Question

Classify the graph of the equation as a circle, a parabola, an ellipse, or a hyperbola.\n$$y^{2}-4y=x + 5$$

Answer

**step1 Rearrange the Equation and Complete the Square**

To classify the graph of the equation, we need to rewrite it into a standard form that helps us identify the type of conic section. We start by grouping the terms involving the same variable and completing the square for the quadratic terms. In this equation, only the y-term is squared, so we complete the square for the y-terms.

$$y^{2}-4y=x + 5$$

To complete the square for the expression $$y^2 - 4y$$, we add the square of half of the coefficient of the y-term to both sides of the equation. The coefficient of the y-term is -4, so half of it is -2, and the square of -2 is 4.

$$y^{2}-4y+4=x + 5+4$$

**step2 Simplify and Identify the Standard Form**

Now, we can factor the left side as a squared term and simplify the right side of the equation. This will reveal the standard form of the conic section.

$$(y-2)^2 = x + 9$$

This equation is in the form $$(y-k)^2 = 4p(x-h)$$, which is the standard form of a parabola that opens horizontally. In this specific equation, we can see that the y-term is squared, while the x-term is linear. This characteristic is unique to parabolas.
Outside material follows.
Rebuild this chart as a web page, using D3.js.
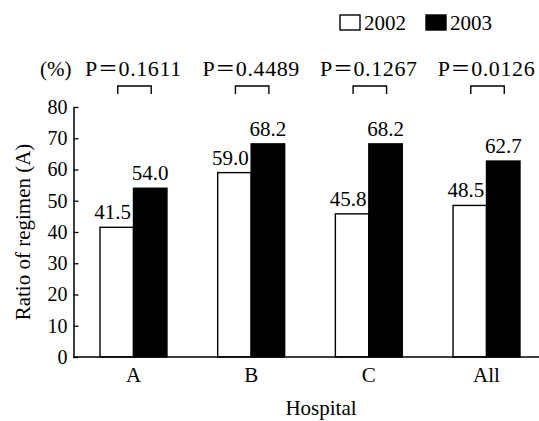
<!DOCTYPE html>
<html>
<head>
<meta charset="utf-8">
<script src="https://cdn.jsdelivr.net/npm/d3@7"></script>
<style>
  html, body { margin: 0; padding: 0; background: #fff; }
  svg { display: block; }
  text { font-family: "Liberation Serif", "Times New Roman", serif; fill: #000; }
</style>
</head>
<body>
<svg id="chart" width="539" height="421"></svg>
<script>
const categories = ["A", "B", "C", "All"];
const seriesNames = ["2002", "2003"];
const values2002 = [41.5, 59.0, 45.8, 48.5];
const values2003 = [54.0, 68.2, 68.2, 62.7];
const labels2002 = ["41.5", "59.0", "45.8", "48.5"];
const labels2003 = ["54.0", "68.2", "68.2", "62.7"];
const pValues = ["0.1611", "0.4489", "0.1267", "0.0126"];
const yTicks = [0, 10, 20, 30, 40, 50, 60, 70, 80];

const svg = d3.select("#chart");

const x0 = d3.scaleBand().domain(categories).range([74, 546]).paddingInner(0.431).paddingOuter(0.221);
const x1 = d3.scaleBand().domain(seriesNames).range([0, x0.bandwidth()]).padding(0);
const y = d3.scaleLinear().domain([0, 80]).range([357, 107]);

const series = [
  {name: "2002", values: values2002, labels: labels2002, fill: "#fff", dx: -4},
  {name: "2003", values: values2003, labels: labels2003, fill: "#000", dx: 0}
];

// bars
series.forEach(s => {
  const g = svg.append("g");
  g.selectAll("rect").data(categories).join("rect")
    .attr("x", (c) => x0(c) + x1(s.name))
    .attr("y", (c, i) => y(s.values[i]))
    .attr("width", x1.bandwidth())
    .attr("height", (c, i) => y(0) - y(s.values[i]))
    .attr("fill", s.fill)
    .attr("stroke", "#000")
    .attr("stroke-width", 1.4);
  g.selectAll("text").data(categories).join("text")
    .attr("x", (c) => x0(c) + x1(s.name) + x1.bandwidth() / 2 + s.dx)
    .attr("y", (c, i) => y(s.values[i]) - 8)
    .attr("text-anchor", "middle")
    .attr("font-size", 21)
    .text((c, i) => s.labels[i]);
});

// y axis
const yAxis = d3.axisLeft(y).tickValues(yTicks).tickSizeInner(-5).tickSizeOuter(0).tickPadding(6);
const gy = svg.append("g").attr("transform", "translate(73.5,0)").call(yAxis);
gy.select(".domain").attr("stroke-width", 1.5);
gy.selectAll(".tick line").attr("stroke-width", 1.3);
gy.selectAll(".tick text").attr("font-size", 20).attr("font-family", "Liberation Serif");

// x axis
const xAxis = d3.axisBottom(x0).tickSize(0).tickPadding(10);
const gx = svg.append("g").attr("transform", "translate(0,357)").call(xAxis);
gx.select(".domain").remove();
gx.selectAll(".tick text").attr("font-size", 21).attr("font-family", "Liberation Serif");
svg.append("line").attr("x1", 73).attr("x2", 539).attr("y1", 357).attr("y2", 357)
  .attr("stroke", "#000").attr("stroke-width", 1.5);

// axis titles
svg.append("text").attr("x", 321).attr("y", 415).attr("text-anchor", "middle")
  .attr("font-size", 21).text("Hospital");
svg.append("text").attr("transform", "translate(30,232) rotate(-90)").attr("text-anchor", "middle")
  .attr("font-size", 21).text("Ratio of regimen (A)");
svg.append("text").attr("x", 40).attr("y", 76).attr("font-size", 21).text("(%)");

// P values and brackets
categories.forEach((c, i) => {
  const xa = x0(c) + x1("2002") + x1.bandwidth() / 2 + 1;
  const xb = x0(c) + x1("2003") + x1.bandwidth() / 2 + 1;
  svg.append("path")
    .attr("d", `M${xa},94 V86 H${xb} V94`)
    .attr("fill", "none").attr("stroke", "#000").attr("stroke-width", 1.4);
  const t = svg.append("text")
    .attr("x", x0(c) + x0.bandwidth() / 2)
    .attr("y", 76)
    .attr("text-anchor", "middle")
    .attr("font-size", 22)
    .attr("letter-spacing", 0.6);
  t.append("tspan").text("P");
  t.append("tspan").attr("font-family", "Noto Sans CJK JP").attr("font-size", 20).text("\uFF1D");
  t.append("tspan").text(pValues[i]);
});

// legend
const legend = svg.append("g");
const legendX = [340, 426];
series.forEach((s, i) => {
  legend.append("rect").attr("x", legendX[i]).attr("y", 15).attr("width", 20).attr("height", 15)
    .attr("fill", s.fill).attr("stroke", "#000").attr("stroke-width", 1.4);
  legend.append("text").attr("x", legendX[i] + 24).attr("y", 30).attr("font-size", 21).text(s.name);
});
</script>
</body>
</html>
Specifically, if we write it as $$(y-2)^2 = 1(x - (-9))$$, we can identify $$h = -9$$ and $$k = 2$$, making the vertex of the parabola at $$(-9, 2)$$. Since the coefficient of x is positive, the parabola opens to the right.

Alternative answer

Answer: Parabola Explain
This is a question about identifying the type of graph from its equation . The solving step is:

1. First, I look at the equation: $y^{2}-4y=x + 5$.
2. I notice that the 'y' term is squared ($y^2$), but the 'x' term is not squared (it's just $x$).
3. When only one of the variables (either $x$ or $y$) is squared, and the other is not, the graph is a parabola.
4. If I wanted to make it look even more like a parabola's equation, I could complete the square for the 'y' terms. $y^2 - 4y + 4 = x + 5 + 4$. This simplifies to $(y-2)^2 = x + 9$. This form clearly shows it's a parabola that opens sideways.

Alternative answer

Answer: Parabola Explain
This is a question about classifying shapes from equations . The solving step is:

First, I looked at the equation: $y^2 - 4y = x + 5$.
Then, I checked which letters had a little '2' on them, meaning they were squared. I saw $y^2$, but there was no $x^2$ term in the equation.
When only one variable (either 'x' or 'y') is squared in the equation, the shape is a parabola. If both 'x' and 'y' were squared, it would be a circle, an ellipse, or a hyperbola.
Since only the 'y' is squared in this equation, it means the graph is a parabola!

Alternative answer

Answer: Parabola Explain
This is a question about identifying conic sections from their equations . The solving step is:

I looked at the equation: $y^{2}-4y=x + 5$.
I noticed that only the 'y' term is squared ($y^2$), and there's no $x^2$ term. When only one variable is squared in an equation like this, it always makes a parabola. If both 'x' and 'y' were squared, I would then check their signs and coefficients to see if it's a circle, ellipse, or hyperbola. Since only 'y' is squared, it's a parabola!